■久保の進化

 そして、久保だ。マジョルカでは右ウィングや右サイドハーフで起用される傾向がある。しかしながら彼の適性はトップ下か、インサイドハーフ。これは久保自身が認めているところだ。

【4-3-3】の右インサイドハーフに久保が配置される。そこで彼が前向きでボールを持ったとき、チームの攻撃のスイッチが入る。何より、久保にはドリブルという大きな武器がある。ウーデゴールのようにサイドに流れるのか、あるいはファビアンのようにハーフスペースに走り込むのか。それは味方の適性やチームスタイルにも拠るが、そこに侵入していけば久保の技術とアジリティが生きてくる。

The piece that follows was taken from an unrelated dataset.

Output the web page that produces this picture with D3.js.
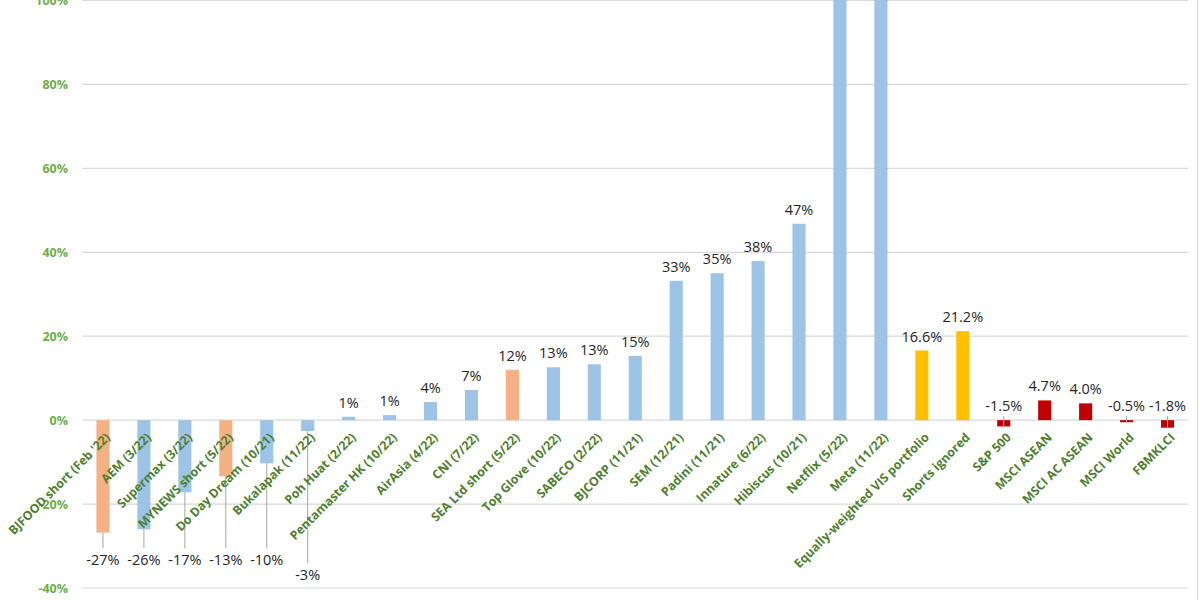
<!DOCTYPE html>
<html><head><meta charset="utf-8">
<script src="https://cdn.jsdelivr.net/npm/d3@7"></script>
<style>
html,body{margin:0;padding:0;background:#fff;}
svg{display:block;}
</style></head>
<body>
<svg id="chart" width="1200" height="600"></svg>
<script>
const categories = ["BJFOOD short (Feb '22)","AEM (3/22)","Supermax (3/22)","MYNEWS short (5/22)","Do Day Dream (10/21)","Bukalapak (11/22)","Poh Huat (2/22)","Pentamaster HK (10/22)","AirAsia (4/22)","CNI (7/22)","SEA Ltd short (5/22)","Top Glove (10/22)","SABECO (2/22)","BJCORP (11/21)","SEM (12/21)","Padini (11/21)","Innature (6/22)","Hibiscus (10/21)","Netflix (5/22)","Meta (11/22)","Equally-weighted VIS portfolio","Shorts ignored","S&P 500","MSCI ASEAN","MSCI AC ASEAN","MSCI World","FBMKLCI"];
const values = [-26.8,-26.0,-17.2,-13.4,-10.3,-2.6,0.8,1.2,4.3,7.2,12.0,12.6,13.3,15.3,33.2,35.0,37.9,46.8,130,140,16.6,21.2,-1.5,4.7,4.0,-0.5,-1.8];
const groups = ["short","long","long","short","long","long","long","long","long","long","short","long","long","long","long","long","long","long","long","long","portfolio","portfolio","index","index","index","index","index"];
const labelDecimals = [0,0,0,0,0,0,0,0,0,0,0,0,0,0,0,0,0,0,0,0,1,1,1,1,1,1,1];
// where a moved data label sits (in % units); null = default position
const labelAt = [-33.4,-33.4,-33.4,-33.4,-33.4,-37.0,null,null,null,null,null,null,null,null,null,null,null,null,null,null,null,null,0,null,null,0,0];
const yTicks = [-40,-20,0,20,40,60,80,100];
const colors = {short:"#F4B183", long:"#9DC3E6", portfolio:"#FFC000", index:"#C00000"};

const svg = d3.select("#chart");
const mLeft = 82.5, mRight = 1188, mTop = 0.5, mBottom = 588;
const x = d3.scaleBand().domain(categories).range([mLeft, mRight]).paddingInner(0.68).paddingOuter(0.34);
const y = d3.scaleLinear().domain([-40, 100]).range([mBottom, mTop]);

svg.append("defs").append("clipPath").attr("id","clip")
  .append("rect").attr("x",0).attr("y",0).attr("width",1200).attr("height",600);

// gridlines
svg.append("g").selectAll("line").data(yTicks).join("line")
  .attr("x1", mLeft).attr("x2", mRight)
  .attr("y1", d => y(d)).attr("y2", d => y(d))
  .attr("stroke", "#D9D9D9").attr("stroke-width", 1.2);

// right border
svg.append("line").attr("x1",1197.5).attr("x2",1197.5).attr("y1",0).attr("y2",600)
  .attr("stroke","#D9D9D9").attr("stroke-width",1);

// y axis labels
const yAxis = d3.axisLeft(y).tickValues(yTicks).tickFormat(d => d + "%").tickSize(0).tickPadding(0);
const gy = svg.append("g").attr("transform", "translate(68,0)").call(yAxis);
gy.select(".domain").remove();
gy.selectAll("text").attr("fill","#70AD47").attr("font-family","'Open Sans', sans-serif")
  .attr("font-weight","bold").attr("font-size","12.5px");

const data = categories.map((c,i)=>({c, v: values[i], g: groups[i], dec: labelDecimals[i], at: labelAt[i]}));

const plot = svg.append("g").attr("clip-path","url(#clip)");

// bars
plot.selectAll("rect.bar").data(data).join("rect").attr("class","bar")
  .attr("x", d => x(d.c)).attr("width", x.bandwidth())
  .attr("y", d => y(Math.max(0, d.v))).attr("height", d => Math.abs(y(d.v) - y(0)))
  .attr("fill", d => colors[d.g]);

// leader lines
plot.selectAll("line.leader").data(data.filter(d => d.at !== null)).join("line").attr("class","leader")
  .attr("x1", d => x(d.c) + x.bandwidth()/2).attr("x2", d => x(d.c) + x.bandwidth()/2)
  .attr("y1", d => y(d.v))
  .attr("y2", d => d.at < 0 ? y(d.at) - 12 : y(0) - 4)
  .attr("stroke", "#A6A6A6").attr("stroke-width", 1);

// data labels
plot.selectAll("text.val").data(data.filter(d => d.v <= 100)).join("text").attr("class","val")
  .attr("x", d => x(d.c) + x.bandwidth()/2)
  .attr("y", d => d.at === null ? y(d.v) - 14 : (d.at < 0 ? y(d.at) : y(d.at) - 14))
  .attr("dy","0.35em")
  .attr("text-anchor","middle")
  .attr("font-family","'Open Sans', sans-serif").attr("font-size","14.5px").attr("fill","#262626")
  .text(d => d.v.toFixed(d.dec) + "%");

// category labels
const gx = svg.append("g").attr("transform", `translate(0,${y(0)})`)
  .call(d3.axisBottom(x).tickSize(0).tickPadding(0));
gx.select(".domain").remove();
gx.selectAll("text")
  .attr("text-anchor","end")
  .attr("font-family","'Open Sans', sans-serif").attr("font-weight","bold").attr("font-size","12.3px")
  .attr("fill","#4E7F2E")
  .attr("transform","translate(5,15) rotate(-45)")
  .attr("dy","0.35em").attr("y",0).attr("x",0);
</script>
</body></html>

 久保が久保らしく右インサイドハーフで活躍するためには、ひとつ条件があるだろう。久保はファビアンのようにフィジカルベースの高い選手ではない。例えば、ソシエダにはミケル・メリーノやイゴール・スベルディアという守備の強度が高い選手が中盤に控えている。ポルトゥにせよ、お互いに担保し合う、相互関係が築かれているのが大きい。

 ただ、そういった関係性ができてくれば、久保建英の新たな可能性が生まれてくるという気がするのである。